I love how stupid they've made Rock Hudson in Hollywood gimme some of that milk fed country himbo

— HP Fuckcraft (@Charlietrypsin) May 7, 2020

Re #HollywoodNetflix, I would have been cool with
A) just a Rock Hudson doc where he wasn’t played as incredibly stupid and bumbling
B) just a Scotty Bowers doc in the Hollywood era

The revisionist aspect is...wishful thinking! So much that it makes me uncomfortable.

— wynter mitchell rohrbaugh (@wyntermitchell) May 4, 2020

Why did Murphy decide to portray Rock Hudson as a talentless dumb actor? THAT is offensive and it makes Olivia de Havilland's portrait on Feud seem flattering in comparison. #Hollywood

— Ronaldo Trancoso Jr (@ronaldotrancoso) May 4, 2020

I want to be clear if you didn’t like #Hollywood for or how the story was told cool. I wasn’t crazy about how Rock Hudson was portrayed however showcasing how Hollywood has failed poc/lgbtq members loved that part because it speaks on how the industry still is failing in 2020.

— Kathia Woods (@kathia_woods) May 3, 2020

One major complaint is an allegation that Murphy dumbed down Hudson's personality for Hollywood. A handful of Twitter conversations claim Hudson was smarter and didn't deserve to be given a less-than-intelligent charisma in the Netflix series.

Others have problems with the way his sexuality was portrayed. Some netizens pointed to Hudson's former marriage to Phyllis Gates and claimed he did try to hide his sexuality, something they think Hollywood glosses over.

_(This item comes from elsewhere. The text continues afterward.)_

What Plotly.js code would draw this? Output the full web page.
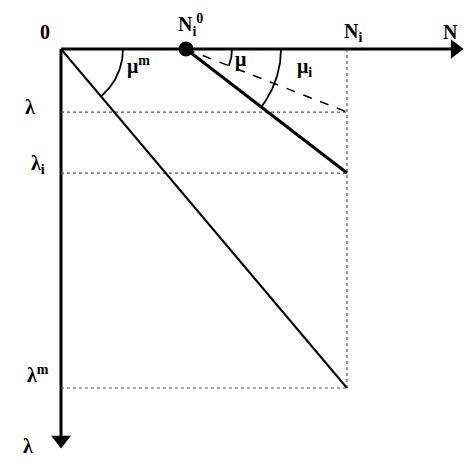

Scenes in the series show Hudson standing up for his right to love who he chooses, but some viewers aren't sure the real life Hudson's confidence in his sexuality came so easily.

Hudson's portrayal likely isn't based entirely in reality, as Murphy's Hollywood is inspired by real people, but isn't necessarily a non-fiction story.

Picking claimed his goal was to truly portray Hudson. "I think the goal was just to pay homage to the legacy of Rock, and when I first sat down with Ryan, it was just about capturing the true essence of who Rock was on his rise to stardom," he told People. "It's hard not to feel a presence of Rock watching. You kind of need to remind yourself [of that] in order to be present. You just rely on your scene partners. Hopefully the audience will feel like a fly on the wall. That's the goal."

The actor also spoke of Hudson's difficult upbringing, one he saw translate to loneliness in adulthood. "One other thing that stood out to me when he was a kid was he went across country with his mom to ask his dad to come back, and he said no," Picking remembered.

"So, already facing that rejection, I can't imagine that bus ride back home. Then his stepfather comes in and is abusive. It's really unfortunate. It just rings true to me, it's not real unless it's painful to hang on to. I feel that's what Rock was doing, constantly having to feel he couldn't be himself. I think he was a hero. He progressed through judgement, he was resilient. He had great success. He was a hero in my eyes."